Toute ressemblance avec ce que nous avons connu récemment ne serait pas fortuite puisque l'auteur a écrit son récit pendant la pandémie : joli coup pour ce véritable thriller scientifique.
Le journaliste Eric Decouty nous invite à visiter les dessous nauséabonds de la république giscardienne avec un roman documenté et rigoureux : L'affaire Martin Kowal.
Mai 1976, l'ambassadeur de Bolivie est assassiné en pleine rue à Paris. Un attentat revendiqué par une "Brigade internationale Che Guevara".
C'est le jeune Kowal qui va mener l'enquête tout en sachant bien qu'il est manipulé. Mais qui exactement tire les ficelles et pourquoi ? Qui sont ces fantômes de l'OAS qui rôdent en coulisse ?
Les Brigades internationales ne sont évidemment qu'un leurre bien commode mais qui se cache derrière ? Les rescapés de l'OAS ont fui en Amérique du sud, comme les nazis avant eux, mais quels sont leurs liens inavouables avec les sicaires des dictatures latines installées par la CIA ?
Dans la catégorie aventure, quelques grands voyages et périlleuses expéditions, tirés d'histoires vraies comme les aime. Mais ce sont des lectures qui ne seront pas de tout repos :
Justine Niogret nous conte une expédition en Antarctique, celle qui vers 1910 conduisit trois hommes au désastre : Quand on eut mangé le dernier chien.
Il faudra se laisser happer par ce récit d'une histoire vraie, documentée avec beaucoup de rigueur, mais emportée par la force d'un excellent roman, rédigé d'une plume puissante.
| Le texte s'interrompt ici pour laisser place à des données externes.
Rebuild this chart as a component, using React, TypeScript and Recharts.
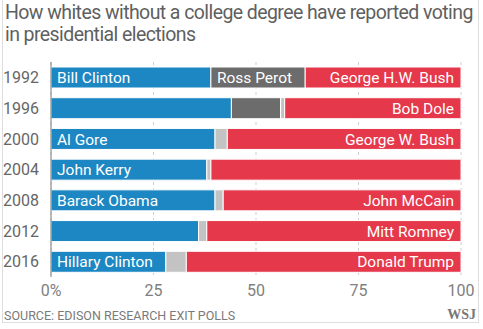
import { Bar, BarChart, CartesianGrid, LabelList, XAxis, YAxis } from "recharts";

// White voters without a college degree, share of vote by party (%)
const years = ["1992", "1996", "2000", "2004", "2008", "2012", "2016"];
const democrat = [39, 44, 40, 38, 40, 36, 28];
const perot = [23, 12, 0, 0, 0, 0, 0];
const other = [0, 1, 3, 1, 2, 2, 5];
const republican = [38, 43, 57, 61, 58, 62, 67];

const democratNames = ["Bill Clinton", "", "Al Gore", "John Kerry", "Barack Obama", "", "Hillary Clinton"];
const perotNames = ["Ross Perot", "", "", "", "", "", ""];
const republicanNames = ["George H.W. Bush", "Bob Dole", "George W. Bush", "", "John McCain", "Mitt Romney", "Donald Trump"];

const xTicks = [0, 25, 50, 75, 100];

const BLUE = "#1d87c3";
const RED = "#e5384a";
const DARK_GRAY = "#6c6c6c";
const LIGHT_GRAY = "#c3c3c3";
const FONT = "Roboto, 'Noto Sans', sans-serif";

const rows = years.map((year, i) => ({
  year,
  dem: democrat[i],
  perot: perot[i],
  other: other[i],
  rep: republican[i],
  demName: democratNames[i],
  perotName: perotNames[i],
  repName: republicanNames[i],
}));

function LeftLabel(props: any) {
  const { x, y, width, height, value } = props;
  if (!value || !width) return null;
  return (
    <text x={x + 6} y={y + height / 2} dy="0.36em" fill="#fff" fontSize={15.5} fontFamily={FONT}>
      {value}
    </text>
  );
}

function RightLabel(props: any) {
  const { x, y, width, height, value } = props;
  if (!value || !width) return null;
  return (
    <text x={x + width - 7} y={y + height / 2} dy="0.36em" fill="#fff" fontSize={15.5} fontFamily={FONT} textAnchor="end">
      {value}
    </text>
  );
}

function YearTick(props: any) {
  const { y, payload } = props;
  return (
    <text x={3} y={y} dy="0.36em" fill="#666" fontSize={16} fontFamily={FONT}>
      {payload.value}
    </text>
  );
}

export default function App() {
  return (
    <div style={{ position: "absolute", left: 0, top: 0, width: 483, height: 329, background: "#fff", overflow: "hidden" }}>
      <div
        style={{
          position: "absolute",
          left: 2,
          top: 0,
          width: 477,
          height: 323,
          borderLeft: "1px solid #dedede",
          borderRight: "1px solid #dedede",
          borderBottom: "1px solid #dedede",
          boxSizing: "border-box",
        }}
      />
      <BarChart
        width={483}
        height={329}
        data={rows}
        layout="vertical"
        margin={{ top: 62, right: 22, bottom: 27, left: 0 }}
        barSize={21}
        style={{ position: "absolute", left: 0, top: 0 }}
      >
        <CartesianGrid horizontal={false} stroke="#cfcfcf" strokeDasharray="3 3" />
        <XAxis
          type="number"
          domain={[0, 100]}
          ticks={xTicks}
          interval={0}
          height={25}
          axisLine={false}
          tickLine={false}
          tick={{ fill: "#808080", fontSize: 16, fontFamily: FONT }}
          tickFormatter={(v: number) => (v === 0 ? "0%" : String(v))}
        />
        <YAxis
          type="category"
          dataKey="year"
          width={51}
          axisLine={{ stroke: "#7a7a7a" }}
          tickLine={false}
          tick={<YearTick />}
        />
        <Bar dataKey="dem" stackId="a" fill={BLUE} stroke="#fff" strokeWidth={1} isAnimationActive={false}>
          <LabelList dataKey="demName" content={<LeftLabel />} />
        </Bar>
        <Bar dataKey="perot" stackId="a" fill={DARK_GRAY} stroke="#fff" strokeWidth={1} isAnimationActive={false}>
          <LabelList dataKey="perotName" content={<LeftLabel />} />
        </Bar>
        <Bar dataKey="other" stackId="a" fill={LIGHT_GRAY} stroke="#fff" strokeWidth={1} isAnimationActive={false} />
        <Bar dataKey="rep" stackId="a" fill={RED} stroke="#fff" strokeWidth={1} isAnimationActive={false}>
          <LabelList dataKey="repName" content={<RightLabel />} />
        </Bar>
      </BarChart>
      <svg width={483} height={329} style={{ position: "absolute", left: 0, top: 0, pointerEvents: "none" }}>
        <g fill="#5f5f5f" fontFamily={FONT} fontSize={19.5} style={{ letterSpacing: "-0.58px" }}>
          <text x={5} y={19}>
            How whites without a college degree have reported voting
          </text>
          <text x={5} y={41}>
            in presidential elections
          </text>
        </g>
        <text x={4} y={320} fill="#7a7a7a" fontFamily={FONT} fontSize={12.5}>
          SOURCE: EDISON RESEARCH EXIT POLLS
        </text>
        <text x={476} y={319} fill="#777" fontFamily="'Liberation Serif', serif" fontWeight="bold" fontSize={14} textAnchor="end">
          WSJ
        </text>
      </svg>
    </div>
  );
}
Ce bouquin est un coup de cœur, un véritable page-turner, qu'on lira d'une traite, tellement on aura hâte de sortir de l'enfer dans lequel nous aurons plongé avec ses héros.
Yan Lespoux s'est inspiré du naufrage d'une armada portugaise en 1627 sur les côtes de son Médoc natal pour nous raconter des aventures pleines de bruit et de fureur qui nous emmèneront de Lisbonne jusqu'en Inde à Goa, puis à São Salvador de Bahia au Brésil pour revenir près de Lacanau.
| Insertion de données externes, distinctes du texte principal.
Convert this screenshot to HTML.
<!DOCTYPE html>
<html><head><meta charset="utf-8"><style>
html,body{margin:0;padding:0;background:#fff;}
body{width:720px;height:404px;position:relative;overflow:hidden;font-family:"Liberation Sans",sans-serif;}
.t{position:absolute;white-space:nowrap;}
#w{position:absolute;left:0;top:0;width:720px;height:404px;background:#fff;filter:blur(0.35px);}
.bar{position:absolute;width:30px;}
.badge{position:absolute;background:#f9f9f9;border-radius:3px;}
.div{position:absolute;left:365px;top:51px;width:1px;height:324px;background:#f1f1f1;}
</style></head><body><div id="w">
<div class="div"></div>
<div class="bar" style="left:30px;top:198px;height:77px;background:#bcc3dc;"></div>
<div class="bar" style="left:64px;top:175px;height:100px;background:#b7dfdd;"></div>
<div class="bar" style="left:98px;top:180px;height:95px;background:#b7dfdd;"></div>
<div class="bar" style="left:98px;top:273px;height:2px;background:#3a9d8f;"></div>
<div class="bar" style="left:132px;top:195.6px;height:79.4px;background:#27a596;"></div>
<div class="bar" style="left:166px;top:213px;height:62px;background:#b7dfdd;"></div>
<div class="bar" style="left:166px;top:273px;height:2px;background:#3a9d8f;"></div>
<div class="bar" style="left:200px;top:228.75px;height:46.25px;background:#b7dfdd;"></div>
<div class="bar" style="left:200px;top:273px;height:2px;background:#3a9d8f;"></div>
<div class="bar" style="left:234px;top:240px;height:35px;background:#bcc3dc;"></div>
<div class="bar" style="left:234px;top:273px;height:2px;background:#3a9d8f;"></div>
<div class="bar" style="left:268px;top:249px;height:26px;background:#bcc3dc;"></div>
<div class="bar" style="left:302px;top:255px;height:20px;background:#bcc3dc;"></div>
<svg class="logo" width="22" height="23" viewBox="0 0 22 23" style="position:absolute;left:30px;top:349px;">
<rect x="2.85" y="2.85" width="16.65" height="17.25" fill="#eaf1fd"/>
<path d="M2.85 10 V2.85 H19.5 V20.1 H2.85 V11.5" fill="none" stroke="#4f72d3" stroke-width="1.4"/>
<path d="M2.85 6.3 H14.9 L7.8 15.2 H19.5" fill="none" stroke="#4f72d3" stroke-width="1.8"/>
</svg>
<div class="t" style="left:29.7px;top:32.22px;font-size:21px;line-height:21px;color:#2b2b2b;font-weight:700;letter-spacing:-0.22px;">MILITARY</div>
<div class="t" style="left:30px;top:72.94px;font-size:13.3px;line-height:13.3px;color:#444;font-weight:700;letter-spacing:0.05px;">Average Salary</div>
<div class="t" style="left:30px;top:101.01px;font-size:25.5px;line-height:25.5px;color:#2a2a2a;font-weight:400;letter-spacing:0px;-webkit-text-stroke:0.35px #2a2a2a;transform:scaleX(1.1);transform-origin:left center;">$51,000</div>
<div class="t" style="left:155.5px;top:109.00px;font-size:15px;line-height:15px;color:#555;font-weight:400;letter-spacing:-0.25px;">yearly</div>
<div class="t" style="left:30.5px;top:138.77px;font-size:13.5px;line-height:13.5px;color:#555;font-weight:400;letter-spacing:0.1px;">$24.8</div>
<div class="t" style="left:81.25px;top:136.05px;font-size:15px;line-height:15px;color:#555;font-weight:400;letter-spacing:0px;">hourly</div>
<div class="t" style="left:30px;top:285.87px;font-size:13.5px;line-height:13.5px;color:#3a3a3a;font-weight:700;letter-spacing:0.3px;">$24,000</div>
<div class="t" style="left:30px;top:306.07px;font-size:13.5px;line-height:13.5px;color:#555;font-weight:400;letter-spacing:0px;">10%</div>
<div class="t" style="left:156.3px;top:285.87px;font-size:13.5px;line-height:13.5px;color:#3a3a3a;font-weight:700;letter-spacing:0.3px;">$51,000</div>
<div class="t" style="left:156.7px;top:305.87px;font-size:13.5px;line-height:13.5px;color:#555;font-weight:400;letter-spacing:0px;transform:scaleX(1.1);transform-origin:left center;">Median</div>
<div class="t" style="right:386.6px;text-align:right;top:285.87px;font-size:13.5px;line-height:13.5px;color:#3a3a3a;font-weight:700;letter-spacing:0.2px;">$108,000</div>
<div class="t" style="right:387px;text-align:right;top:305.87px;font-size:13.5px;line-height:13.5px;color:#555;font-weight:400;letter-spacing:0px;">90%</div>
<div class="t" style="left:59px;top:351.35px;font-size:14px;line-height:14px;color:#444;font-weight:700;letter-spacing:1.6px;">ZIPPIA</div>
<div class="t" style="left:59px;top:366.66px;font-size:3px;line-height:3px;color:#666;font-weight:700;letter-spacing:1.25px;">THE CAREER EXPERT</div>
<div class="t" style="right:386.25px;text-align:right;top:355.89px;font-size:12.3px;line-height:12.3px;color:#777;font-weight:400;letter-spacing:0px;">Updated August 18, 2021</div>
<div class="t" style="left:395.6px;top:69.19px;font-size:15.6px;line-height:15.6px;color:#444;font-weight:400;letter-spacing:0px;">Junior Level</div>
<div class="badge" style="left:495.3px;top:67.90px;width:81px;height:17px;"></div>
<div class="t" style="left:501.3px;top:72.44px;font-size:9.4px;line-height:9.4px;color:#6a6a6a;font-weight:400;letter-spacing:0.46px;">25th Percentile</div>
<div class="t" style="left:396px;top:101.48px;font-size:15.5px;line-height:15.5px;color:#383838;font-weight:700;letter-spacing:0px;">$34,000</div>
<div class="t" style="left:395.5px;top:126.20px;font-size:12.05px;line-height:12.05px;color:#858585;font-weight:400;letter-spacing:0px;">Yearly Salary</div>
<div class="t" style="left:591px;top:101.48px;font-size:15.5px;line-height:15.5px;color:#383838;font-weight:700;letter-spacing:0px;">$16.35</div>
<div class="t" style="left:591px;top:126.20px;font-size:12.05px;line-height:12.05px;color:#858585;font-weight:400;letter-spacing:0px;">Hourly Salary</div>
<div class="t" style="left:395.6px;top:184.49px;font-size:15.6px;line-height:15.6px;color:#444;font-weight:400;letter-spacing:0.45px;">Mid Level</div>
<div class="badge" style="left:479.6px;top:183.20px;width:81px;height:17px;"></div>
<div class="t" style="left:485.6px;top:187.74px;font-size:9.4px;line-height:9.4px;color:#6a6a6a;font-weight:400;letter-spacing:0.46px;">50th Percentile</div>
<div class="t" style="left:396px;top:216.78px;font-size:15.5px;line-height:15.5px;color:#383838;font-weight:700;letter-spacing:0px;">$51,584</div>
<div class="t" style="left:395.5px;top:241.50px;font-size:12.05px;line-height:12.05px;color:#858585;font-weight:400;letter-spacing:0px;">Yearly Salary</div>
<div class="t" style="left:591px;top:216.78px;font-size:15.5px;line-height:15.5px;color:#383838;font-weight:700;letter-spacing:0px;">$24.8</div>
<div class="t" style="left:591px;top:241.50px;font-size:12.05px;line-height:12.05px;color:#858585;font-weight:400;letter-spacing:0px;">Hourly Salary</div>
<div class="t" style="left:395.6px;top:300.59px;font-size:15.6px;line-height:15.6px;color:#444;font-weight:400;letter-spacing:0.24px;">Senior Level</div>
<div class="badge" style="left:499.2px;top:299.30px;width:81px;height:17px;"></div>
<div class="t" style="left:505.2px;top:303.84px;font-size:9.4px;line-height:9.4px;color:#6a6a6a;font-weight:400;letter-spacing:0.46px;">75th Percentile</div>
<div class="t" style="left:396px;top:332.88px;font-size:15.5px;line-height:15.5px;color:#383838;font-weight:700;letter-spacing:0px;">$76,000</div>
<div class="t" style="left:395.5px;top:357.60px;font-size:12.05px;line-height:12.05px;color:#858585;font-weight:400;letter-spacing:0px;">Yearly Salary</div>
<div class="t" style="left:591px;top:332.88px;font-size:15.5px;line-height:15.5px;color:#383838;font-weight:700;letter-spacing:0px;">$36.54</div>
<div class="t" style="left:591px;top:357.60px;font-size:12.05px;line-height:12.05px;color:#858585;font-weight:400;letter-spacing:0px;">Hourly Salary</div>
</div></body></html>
Pour mourir, le monde est un grand roman d'aventures, fort bien documenté, où trois histoires s'entrecroisent, une véritable immersion dans le monde de la mer au XVII° siècle.
L'américain spécialiste du récit de "non-fiction" David Grann nous embarque en 1740 à bord du Wager, vaisseau de l'Empire britannique, en mission secrète pour piller un galion espagnol.
L'expédition sera un fiasco lamentable et les naufragés du Wager échoueront sur une petite île déserte au large du cap Horn.
Quelle aventure que celle de ces marins partis dans des conditions épouvantables sur les mers furieuses, à la poursuite d'un vain trésor de guerre : on est captivé par la résistance de ceux qui eurent la chance d'en réchapper et leur volonté de survie.
Dans la catégorie des îles (et pourquoi pas ?!) voici trois belles pépites sorties du flot des éditions 2023 :
Sorj Chalandon avec L'enragé il s'empare d'une histoire vraie : la révolte de 1934 des enfants incarcérés dans une "maison de correction" (bel euphémisme) de Belle-Île-en-Mer (ah, le charme des îles ...), un ancien bagne de communards. Tout un programme.
On aimera la rage qui anime le héros du livre et qui jaillit de la prose magistrale de l'auteur : on sent bien que tous deux partagent une enfance maltraitée, le mot est faible. De toute évidence, il fallait un Sorj Chalandon pour raconter l'histoire de l'Enragé, [celle d’un enfant battu qui me ressemble] dira l'auteur, et rarement un livre aura aussi bien mérité son titre. Un livre dur et sans pathos.
Bergsveinn Birgisson est le dépositaire des histoires transmises par son grand-père qui fut, comme le héros du livre, éleveur et pêcheur dans le nord-ouest de l'île.
On appréciera la belle langue de cette Lettre à Helga qui donne à ce monologue toute sa musicalité et qui réussit à transformer cette lettre d'amour en une véritable saga nordique.
On se passionnera lors de cette immersion dans un siècle d'histoire sociale de l'Islande, pour cette découverte de la vie authentique des éleveurs islandais qui alimentaient la Norvège en gigots d'agneau.
C'est un peu comme une invitation à visiter les coulisses des polars d'Indriðason et consorts.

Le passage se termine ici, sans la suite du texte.